- Spokesperson: Oskar Matute
- Founded: 29 April 2009
- Split from: Ezker Anitza
- Headquarters: Plaza Venezuela, 1, 1º izda., 48001 - Bilbao, Basque Country
- Ideology: Socialism Environmentalism Feminism Anti-capitalism Left-wing nationalism Internationalism Basque independence
- Political position: Left-wing to far-left
- National affiliation: EH Bildu
- Trade union affiliation: Langile Abertzaleen Batzordeak
- Basque Parliament: 2 / 75
- Congress of Deputies: 1 / 23

Website
- alternatiba.net

= Alternatiba (Basque political party) =

Alternatiba (Alternative), sometimes known as Alternatiba Eraikitzen (Building the Alternative) in basque, is a socialist political party. It is active in Navarre and Basque country. Although, its bylaws also state that French Basque Country is under its political scope. Founded in 2009, Alternatiba was born as a critical tendency within Ezker Anitza, the Izquierda Unida (IU) affiliate in the Basque Country, opposing a participation in the Basque government along with the PNV and Eusko Alkartasuna. In 2009 this tendency broke away from IU and formed an independent party.

==History==
In May 2008, the seventh assembly of the United Left-Greens had taken place. A faction led by then parliamentarian Oskar Matute and others who would later become members of Alternatiba Eraikitzen (“Building the Alternative”) ran for the leadership of the party. They received the support of the Basque Nationalist Party and Eusko Alkartasuna. Both groups coincided in their commitment to abandon the United Left-Greens, they thought that it limited its left-wing projection. Both groups coincided in their commitment to abandon the tripartite pact of the Basque Government. However, a last-minute agreement of the Communist Party of the Basque Country, which until then had also disagreed with the management of the general coordinator. Both the Communist party of Basque Country and the soon to be Alternatiba allowed Javier Madrazo to remain the head of the party

Alternatiba Eraikitzen was constituted in Bilbao on December 13, 2008, with the aim of “recomposing a strong political left with a future perspective”, as declared by its promoters, and was registered in the register of political parties of the Ministry of the Interior on February 2, 2009. They did not abandon the United Left-Greens, however, until the resignation of Madrazo as general coordinator as a result of the formation in the elections to the Basque Parliament in 2009. Thus, on April 29 of that same year, the members of Alternatiba Eraikitzen announced the abandonment of Ezker Batua due to their disagreement with the decisions adopted by the party's leadership, adopting the name Alternatiba and declaring their intention to become an autonomous political party, with the participation of militants from Ezker Gogoa (a split from Zutik) and other social movements.

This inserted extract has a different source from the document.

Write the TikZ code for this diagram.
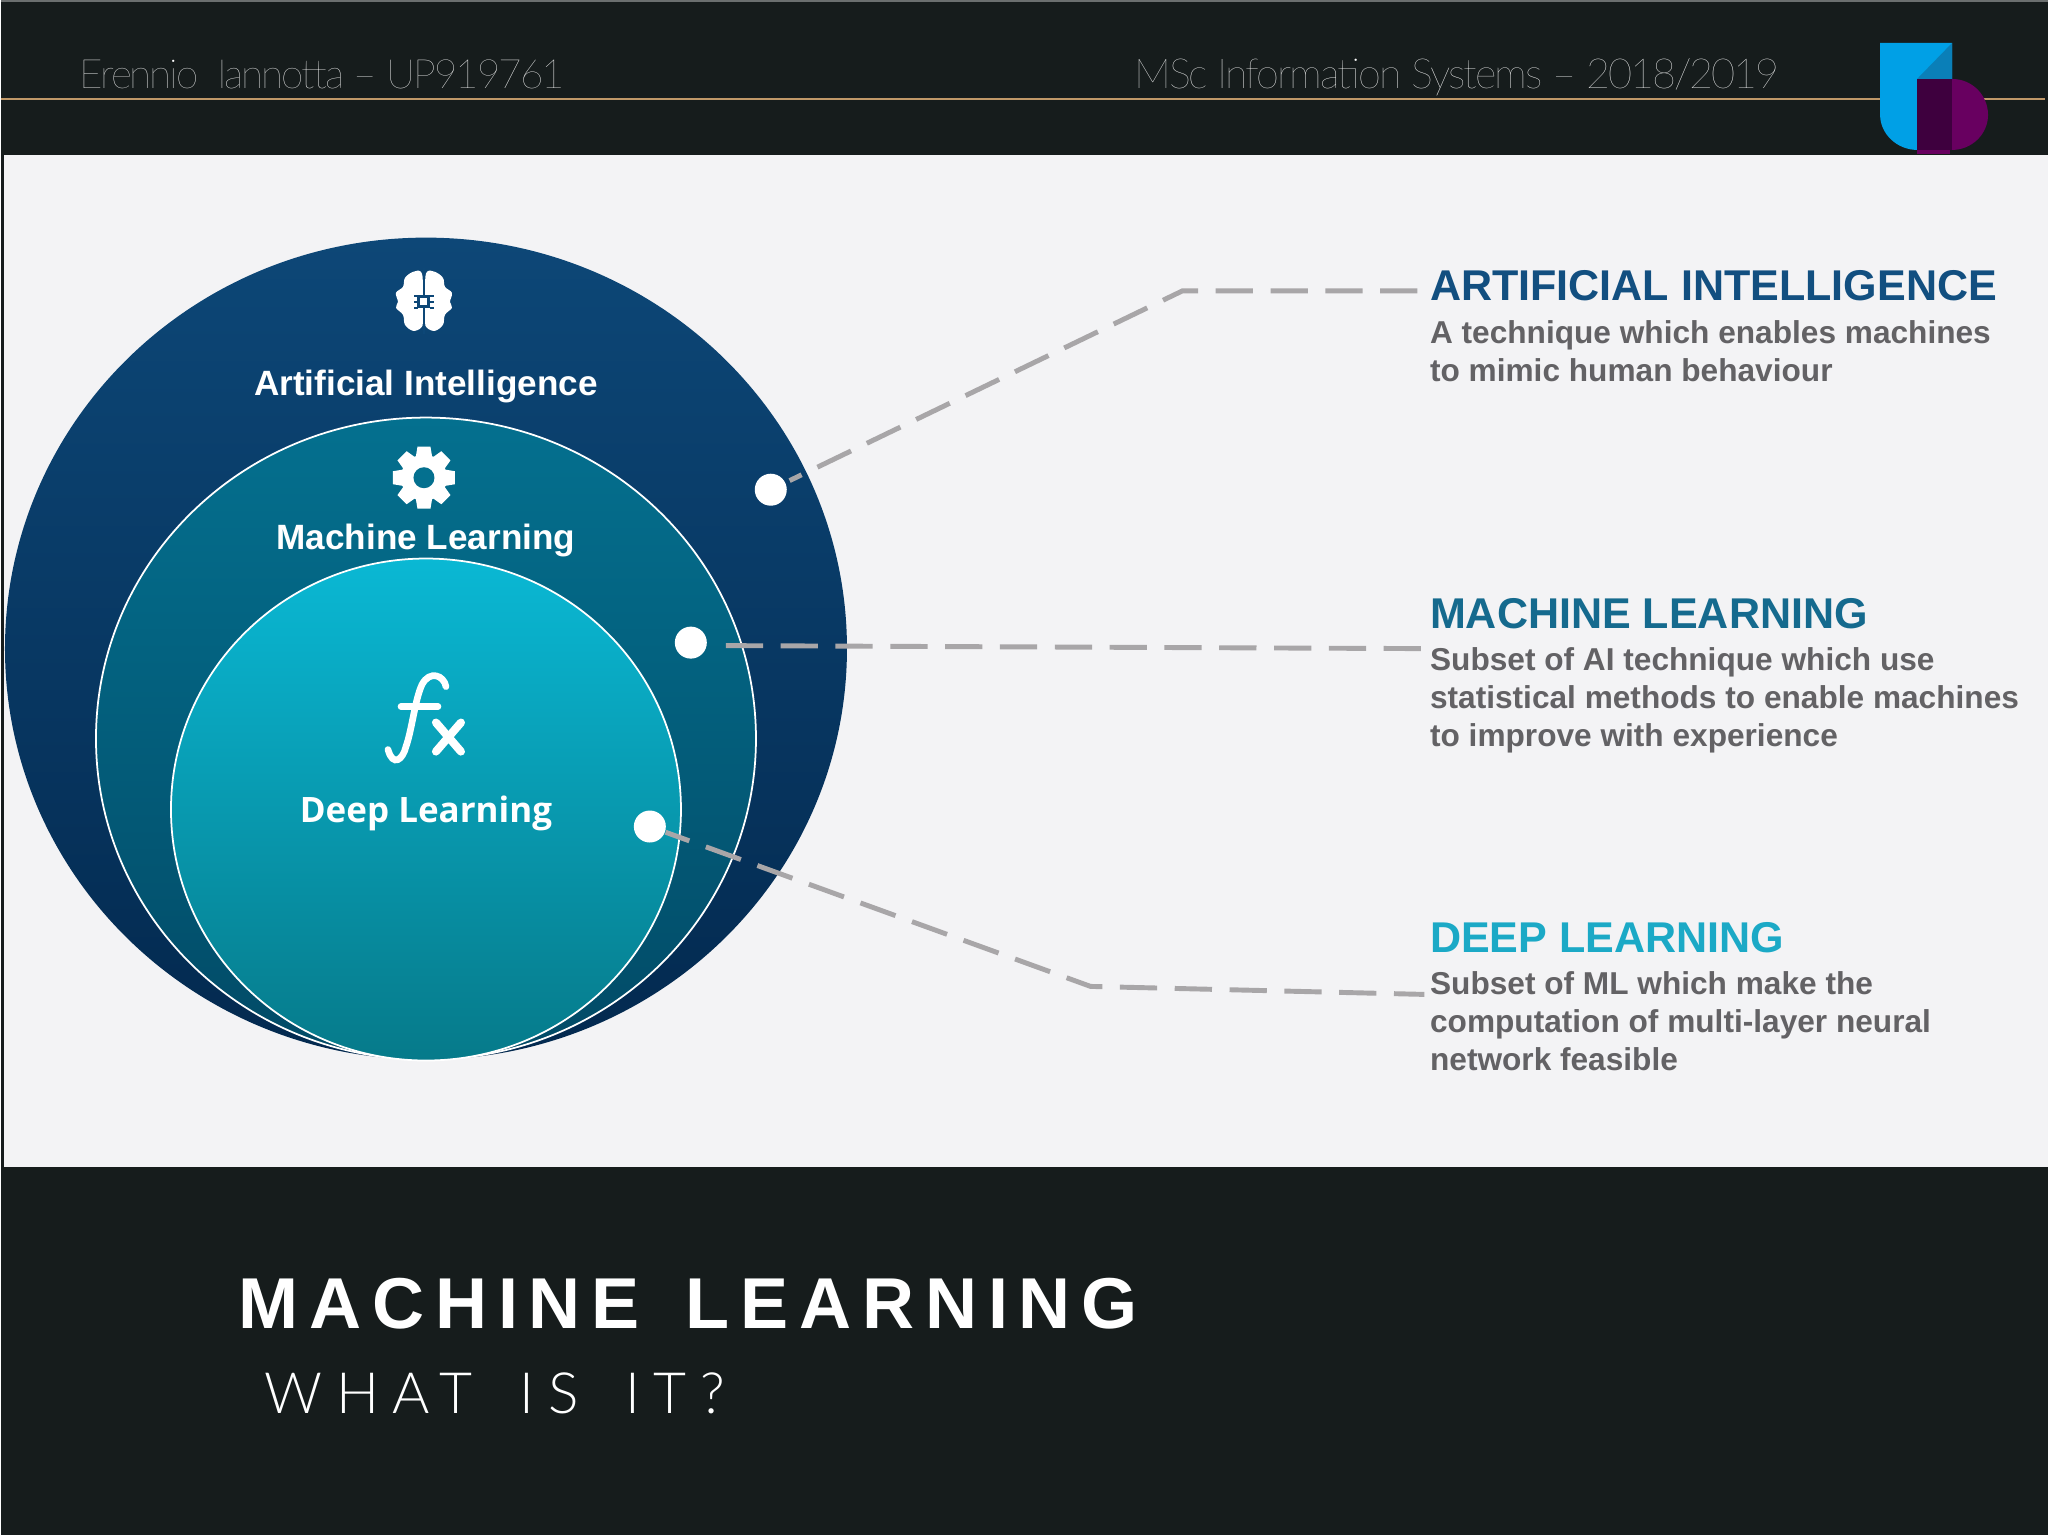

At that time its representatives claimed to have 200 militants, which would represent 15% of the militancy of Ezker Batua-Berdeak. On October 31, 2009, the constituent assembly was held, defining Alternatiba as a political organization “clearly of the left”,“radically democratic, non-violent and anti-capitalist”, “of social alternative, sovereignist and euskaltzale” (Basque-speaking), “feminist and environmentalist.”.

===Sovereigntist left===

A year later, on October 30, 2010, they held their first National Assembly, in which they opted for the strategic confluence of left-wing sovereigntist parties on the basis of a decalogue of principles, and announced a round of contacts with Eusko Alkartasuna (EA), Aralar and the outlawed nationalist left (with whom they had already signed the Guernica Agreement) to achieve this union for the local and regional elections of 2011. In January 2011, Alternativas for the sovereigntist left (Alternativas de la izquierda soberanista), a party of the Basque sovereignist left, was founded in the Basque Country.